Start at the line containing "Write a Python", stop at the line containing "edgecolors=[to_rgba(c, 0.8)], linewidths=1)", and please reproduce every line in between, both ends included, without pictures.
-----
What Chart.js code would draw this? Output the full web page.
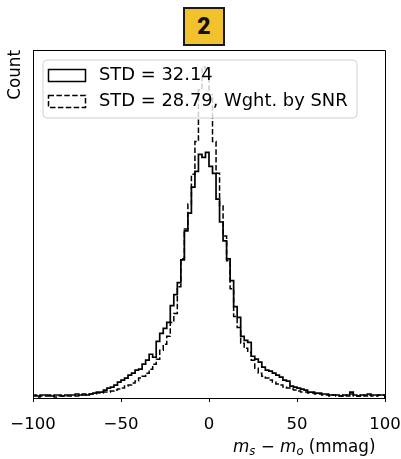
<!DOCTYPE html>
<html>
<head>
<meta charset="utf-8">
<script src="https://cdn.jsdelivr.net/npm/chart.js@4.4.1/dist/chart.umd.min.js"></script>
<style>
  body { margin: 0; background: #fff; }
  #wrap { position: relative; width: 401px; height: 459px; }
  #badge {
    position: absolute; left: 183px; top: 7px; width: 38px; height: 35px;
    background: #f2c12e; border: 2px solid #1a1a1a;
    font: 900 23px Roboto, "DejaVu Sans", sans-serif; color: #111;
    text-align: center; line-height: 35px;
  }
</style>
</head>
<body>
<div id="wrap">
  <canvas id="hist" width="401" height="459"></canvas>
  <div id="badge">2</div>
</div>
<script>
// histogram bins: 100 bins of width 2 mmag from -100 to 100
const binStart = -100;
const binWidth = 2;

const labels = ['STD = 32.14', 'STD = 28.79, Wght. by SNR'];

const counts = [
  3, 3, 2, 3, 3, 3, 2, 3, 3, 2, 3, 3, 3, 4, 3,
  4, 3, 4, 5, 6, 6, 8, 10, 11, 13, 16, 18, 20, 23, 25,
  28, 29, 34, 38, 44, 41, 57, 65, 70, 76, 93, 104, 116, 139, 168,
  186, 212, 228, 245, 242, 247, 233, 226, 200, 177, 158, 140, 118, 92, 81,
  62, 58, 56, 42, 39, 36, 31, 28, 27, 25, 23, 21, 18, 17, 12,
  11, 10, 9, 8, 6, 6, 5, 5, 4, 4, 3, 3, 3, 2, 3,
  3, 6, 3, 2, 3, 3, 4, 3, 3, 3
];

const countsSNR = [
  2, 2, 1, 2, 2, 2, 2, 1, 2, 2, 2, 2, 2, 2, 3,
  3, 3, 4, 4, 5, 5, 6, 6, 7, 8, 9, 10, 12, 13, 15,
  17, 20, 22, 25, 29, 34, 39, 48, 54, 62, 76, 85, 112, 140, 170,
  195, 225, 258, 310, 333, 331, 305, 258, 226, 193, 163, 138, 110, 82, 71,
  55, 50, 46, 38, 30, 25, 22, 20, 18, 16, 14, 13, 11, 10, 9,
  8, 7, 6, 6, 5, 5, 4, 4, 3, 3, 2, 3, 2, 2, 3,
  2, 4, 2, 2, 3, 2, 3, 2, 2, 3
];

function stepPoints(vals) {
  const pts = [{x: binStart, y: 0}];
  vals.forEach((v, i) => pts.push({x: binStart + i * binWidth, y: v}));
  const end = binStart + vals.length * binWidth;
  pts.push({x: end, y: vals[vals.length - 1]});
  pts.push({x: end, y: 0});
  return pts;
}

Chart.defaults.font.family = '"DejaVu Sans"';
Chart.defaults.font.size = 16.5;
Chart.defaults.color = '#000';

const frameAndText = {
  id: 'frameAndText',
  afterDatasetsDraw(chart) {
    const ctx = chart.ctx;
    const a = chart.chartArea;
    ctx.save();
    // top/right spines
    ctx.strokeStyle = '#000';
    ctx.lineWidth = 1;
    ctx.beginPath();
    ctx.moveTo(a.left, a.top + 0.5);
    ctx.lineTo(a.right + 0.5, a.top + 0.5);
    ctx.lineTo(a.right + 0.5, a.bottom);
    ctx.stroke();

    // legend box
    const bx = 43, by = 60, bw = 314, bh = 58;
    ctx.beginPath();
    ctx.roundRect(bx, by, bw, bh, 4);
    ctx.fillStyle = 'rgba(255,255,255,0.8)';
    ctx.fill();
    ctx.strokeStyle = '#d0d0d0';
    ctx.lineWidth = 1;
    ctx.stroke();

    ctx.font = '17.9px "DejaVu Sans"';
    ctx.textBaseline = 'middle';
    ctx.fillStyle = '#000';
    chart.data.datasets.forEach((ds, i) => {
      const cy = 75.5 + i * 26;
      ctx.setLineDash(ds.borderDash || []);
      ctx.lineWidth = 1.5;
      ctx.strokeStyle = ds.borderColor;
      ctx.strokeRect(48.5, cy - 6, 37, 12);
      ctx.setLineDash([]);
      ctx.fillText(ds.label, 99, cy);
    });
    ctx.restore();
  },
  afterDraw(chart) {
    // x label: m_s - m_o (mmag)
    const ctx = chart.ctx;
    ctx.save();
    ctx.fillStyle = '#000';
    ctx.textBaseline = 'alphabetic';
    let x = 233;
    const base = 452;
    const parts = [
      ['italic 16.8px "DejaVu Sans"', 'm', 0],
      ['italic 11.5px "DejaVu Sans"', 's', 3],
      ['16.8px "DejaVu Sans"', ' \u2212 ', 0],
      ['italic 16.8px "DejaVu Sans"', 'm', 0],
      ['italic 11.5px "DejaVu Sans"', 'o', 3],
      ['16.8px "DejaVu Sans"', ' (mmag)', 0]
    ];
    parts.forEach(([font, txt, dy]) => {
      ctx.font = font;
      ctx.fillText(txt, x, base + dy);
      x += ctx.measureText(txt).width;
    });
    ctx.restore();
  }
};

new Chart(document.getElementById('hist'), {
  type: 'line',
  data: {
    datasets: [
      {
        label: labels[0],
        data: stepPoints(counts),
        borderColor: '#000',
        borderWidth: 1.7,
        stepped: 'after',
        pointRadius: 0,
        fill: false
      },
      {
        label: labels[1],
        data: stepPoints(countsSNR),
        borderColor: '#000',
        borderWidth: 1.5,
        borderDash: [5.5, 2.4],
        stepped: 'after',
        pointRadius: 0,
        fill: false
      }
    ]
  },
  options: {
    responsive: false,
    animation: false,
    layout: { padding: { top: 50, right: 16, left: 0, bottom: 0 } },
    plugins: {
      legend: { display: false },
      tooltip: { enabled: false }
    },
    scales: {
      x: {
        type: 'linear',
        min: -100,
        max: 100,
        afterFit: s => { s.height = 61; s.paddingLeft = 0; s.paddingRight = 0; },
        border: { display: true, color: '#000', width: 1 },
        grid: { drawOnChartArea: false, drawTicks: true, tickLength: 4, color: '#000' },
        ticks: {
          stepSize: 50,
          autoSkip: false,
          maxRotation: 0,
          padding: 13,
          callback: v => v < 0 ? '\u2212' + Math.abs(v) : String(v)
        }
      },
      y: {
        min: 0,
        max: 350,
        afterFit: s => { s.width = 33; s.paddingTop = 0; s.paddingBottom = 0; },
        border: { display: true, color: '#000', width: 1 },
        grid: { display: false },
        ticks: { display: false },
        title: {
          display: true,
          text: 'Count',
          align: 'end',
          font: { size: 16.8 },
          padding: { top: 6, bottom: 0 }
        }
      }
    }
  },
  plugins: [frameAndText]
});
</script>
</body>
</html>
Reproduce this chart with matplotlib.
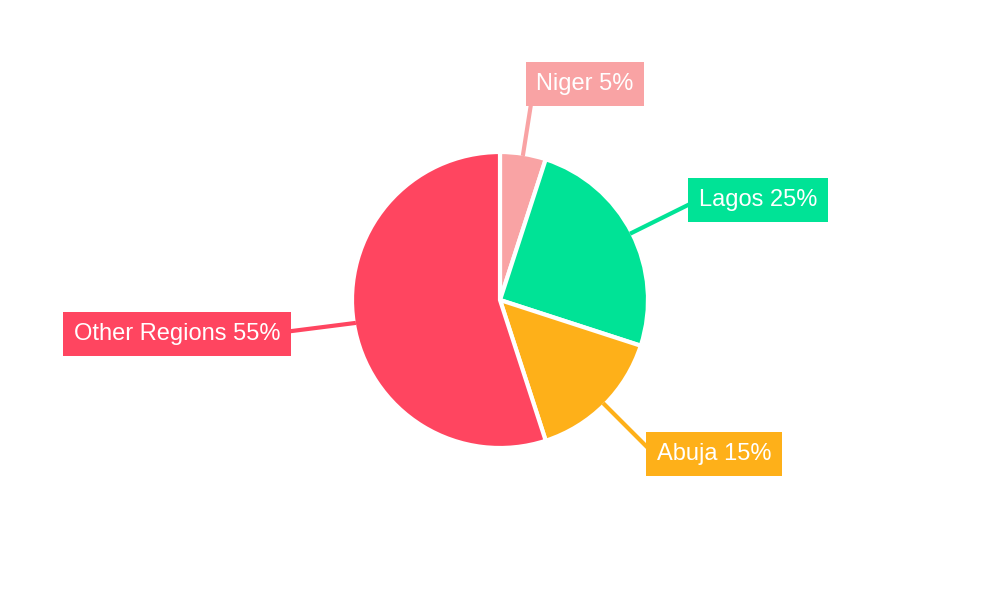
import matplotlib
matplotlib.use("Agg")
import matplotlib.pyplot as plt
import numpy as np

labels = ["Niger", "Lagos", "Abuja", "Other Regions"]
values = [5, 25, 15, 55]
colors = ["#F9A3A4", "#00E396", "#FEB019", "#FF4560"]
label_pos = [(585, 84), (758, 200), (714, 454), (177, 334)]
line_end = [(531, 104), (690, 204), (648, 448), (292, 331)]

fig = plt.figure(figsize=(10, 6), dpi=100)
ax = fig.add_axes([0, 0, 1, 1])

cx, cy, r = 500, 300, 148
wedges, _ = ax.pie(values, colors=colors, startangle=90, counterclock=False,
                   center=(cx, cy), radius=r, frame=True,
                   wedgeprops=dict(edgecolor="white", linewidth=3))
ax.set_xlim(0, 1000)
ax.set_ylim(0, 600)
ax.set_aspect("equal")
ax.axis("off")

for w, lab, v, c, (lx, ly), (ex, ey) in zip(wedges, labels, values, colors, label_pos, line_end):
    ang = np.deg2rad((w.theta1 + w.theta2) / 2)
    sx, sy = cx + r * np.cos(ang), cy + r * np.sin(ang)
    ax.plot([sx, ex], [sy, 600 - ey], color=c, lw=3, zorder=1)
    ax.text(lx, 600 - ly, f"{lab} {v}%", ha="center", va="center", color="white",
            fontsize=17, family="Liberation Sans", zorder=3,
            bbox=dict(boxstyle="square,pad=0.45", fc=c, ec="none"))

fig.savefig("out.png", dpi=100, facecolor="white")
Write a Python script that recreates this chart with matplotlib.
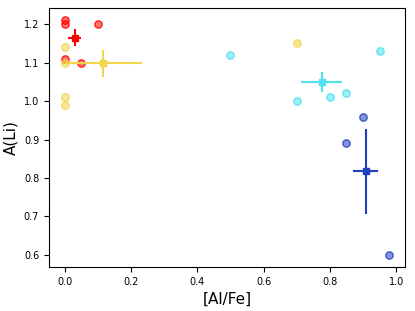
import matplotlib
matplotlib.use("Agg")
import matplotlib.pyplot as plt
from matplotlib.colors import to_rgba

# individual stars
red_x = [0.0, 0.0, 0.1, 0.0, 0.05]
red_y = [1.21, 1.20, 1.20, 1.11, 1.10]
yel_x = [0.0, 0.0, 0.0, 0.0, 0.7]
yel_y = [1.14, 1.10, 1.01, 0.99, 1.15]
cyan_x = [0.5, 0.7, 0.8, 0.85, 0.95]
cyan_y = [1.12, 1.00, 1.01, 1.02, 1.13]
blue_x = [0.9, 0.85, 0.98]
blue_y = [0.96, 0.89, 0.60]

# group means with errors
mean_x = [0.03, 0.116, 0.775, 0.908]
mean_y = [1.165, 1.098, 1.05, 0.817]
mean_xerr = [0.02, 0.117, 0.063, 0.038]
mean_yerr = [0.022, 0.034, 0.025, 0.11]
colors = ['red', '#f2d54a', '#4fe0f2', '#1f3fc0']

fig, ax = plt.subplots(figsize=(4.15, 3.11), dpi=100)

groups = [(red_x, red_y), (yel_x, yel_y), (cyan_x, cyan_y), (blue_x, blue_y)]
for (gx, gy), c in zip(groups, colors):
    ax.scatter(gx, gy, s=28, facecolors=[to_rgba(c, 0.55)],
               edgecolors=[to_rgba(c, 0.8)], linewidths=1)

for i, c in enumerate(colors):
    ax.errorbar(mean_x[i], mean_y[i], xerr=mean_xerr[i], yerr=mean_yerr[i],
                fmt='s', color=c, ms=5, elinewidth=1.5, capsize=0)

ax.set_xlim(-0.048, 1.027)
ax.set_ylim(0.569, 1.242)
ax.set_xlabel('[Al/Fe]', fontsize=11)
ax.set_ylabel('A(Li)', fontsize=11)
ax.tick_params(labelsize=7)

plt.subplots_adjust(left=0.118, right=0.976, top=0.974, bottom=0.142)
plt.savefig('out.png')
-----
* _ANSWER TO THIS EXERCISE_
Write a Python script that recreates this chart with matplotlib.
import matplotlib
matplotlib.use("Agg")
import matplotlib.pyplot as plt
from matplotlib.colors import to_rgba

# individual stars
red_x = [0.0, 0.0, 0.1, 0.0, 0.05]
red_y = [1.21, 1.20, 1.20, 1.11, 1.10]
yel_x = [0.0, 0.0, 0.0, 0.0, 0.7]
yel_y = [1.14, 1.10, 1.01, 0.99, 1.15]
cyan_x = [0.5, 0.7, 0.8, 0.85, 0.95]
cyan_y = [1.12, 1.00, 1.01, 1.02, 1.13]
blue_x = [0.9, 0.85, 0.98]
blue_y = [0.96, 0.89, 0.60]

# group means with errors
mean_x = [0.03, 0.116, 0.775, 0.908]
mean_y = [1.165, 1.098, 1.05, 0.817]
mean_xerr = [0.02, 0.117, 0.063, 0.038]
mean_yerr = [0.022, 0.034, 0.025, 0.11]
colors = ['red', '#f2d54a', '#4fe0f2', '#1f3fc0']

fig, ax = plt.subplots(figsize=(4.15, 3.11), dpi=100)

groups = [(red_x, red_y), (yel_x, yel_y), (cyan_x, cyan_y), (blue_x, blue_y)]
for (gx, gy), c in zip(groups, colors):
    ax.scatter(gx, gy, s=28, facecolors=[to_rgba(c, 0.55)],
               edgecolors=[to_rgba(c, 0.8)], linewidths=1)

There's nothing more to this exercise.